I complained about that, but it was too late to do anything about it. (You don't usually even see those frontmatter pages during the book-writing/editing/proofing process.)


Why complain? It's a little funny: the latter paragraph ends "... without the prior written permission of the copyright owner and the publisher", which, apparently, the former paragraph grants. No?


I'm not sure this is the case here, but it might be the difference between the actual text itself and the representation, arrangement, and style of the text as exhibited in the book. This happens in music, where a given Mozart concerto, for example, is in the public domain, but that doesn't mean you can photocopy a given sheet music of the concerto and hand it out; the notes themselves are in the public domain, but the particular typesetting of the specific document is not.


This was an issue recently with the Google Book Search deal.
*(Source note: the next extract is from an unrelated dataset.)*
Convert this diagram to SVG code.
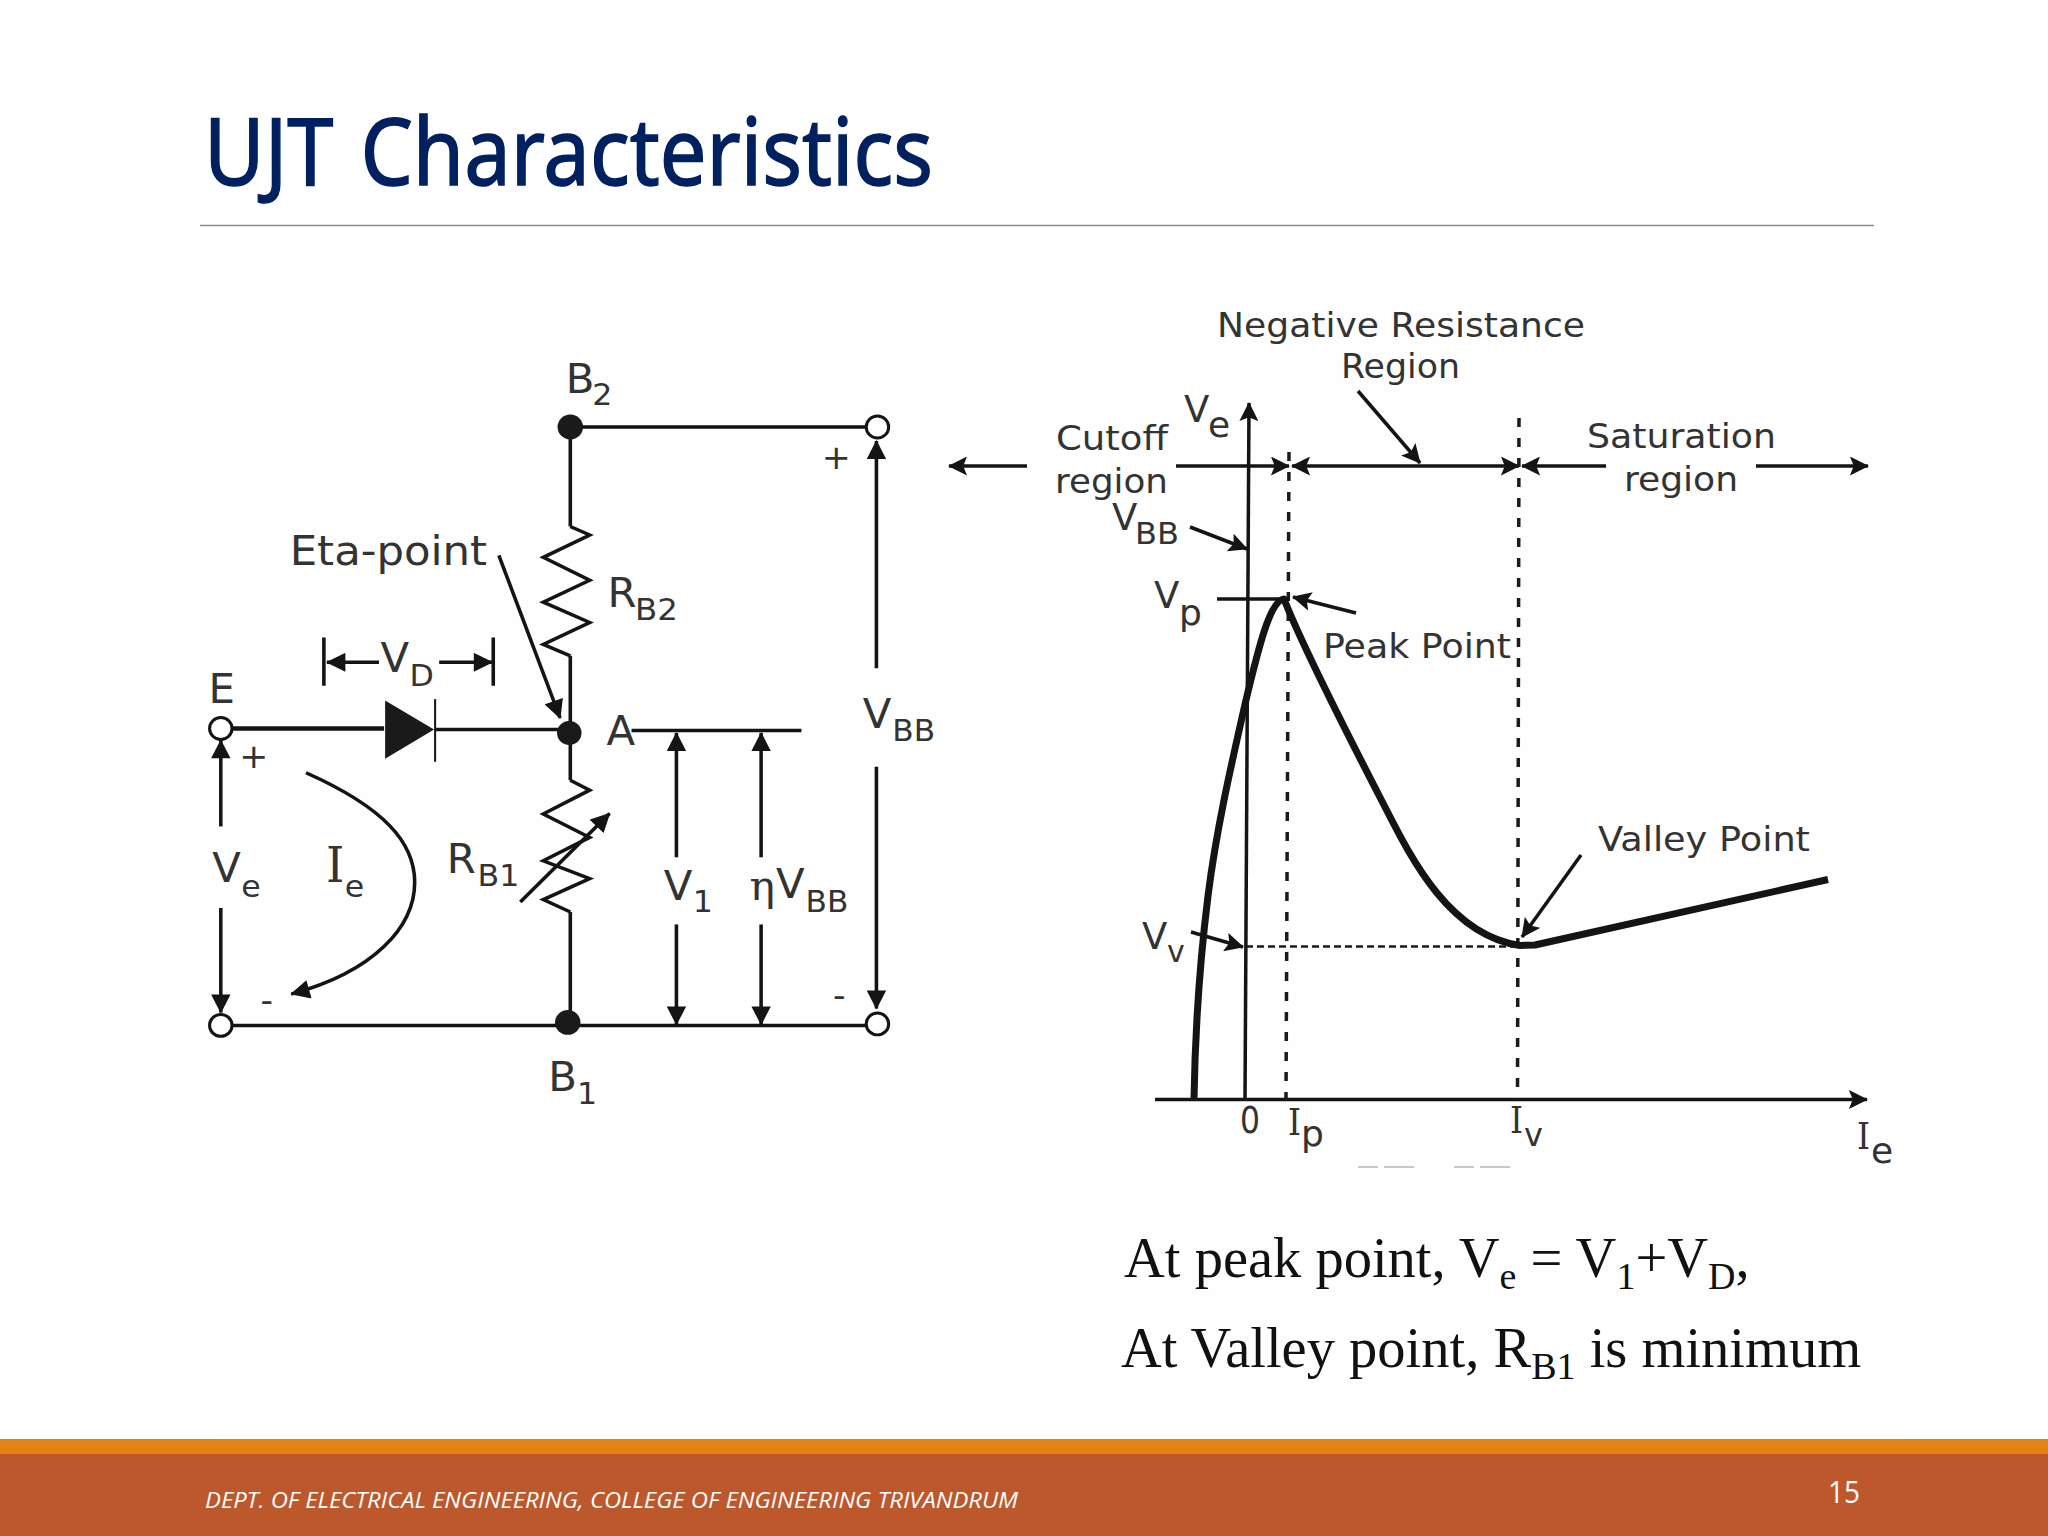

Even though the books were out of copyright or orphaned, Google owned the copyright to the scans, and would only give a non-transferable license back to the universities.


Scanning a public domain work doesn't give you copyright over it. See Bridgeman Art Library v. Corel Corp.


"...which ruled that exact photographic copies of public domain images could not be protected by copyright because the copies lack originality." http://en.wikipedia.org/wiki/Bridgeman_Art_Library_v._Corel_....


Google was probably giving a limited license on the collection copyright, which is much less protective than "normal" copyright.

It's harder to google for that term than many other copyright terms, but here it is from the horse's mouth: http://www.sacred-texts.com/sect103.htm

Google does have a copyright on the collection as a whole, even as they do not gain any extra rights on the underlying public domain material. It's sort of weird, but it does make sense.


I see the first paragraph as being "written permission" to "copy distribute and/or modify" the document under some quite specific conditions, and the second as reserving all other rights.

But yeah, it _does_ look strange...


It also says "prior written permission"...maybe it's a joke because the permission is granted by the prior paragraph?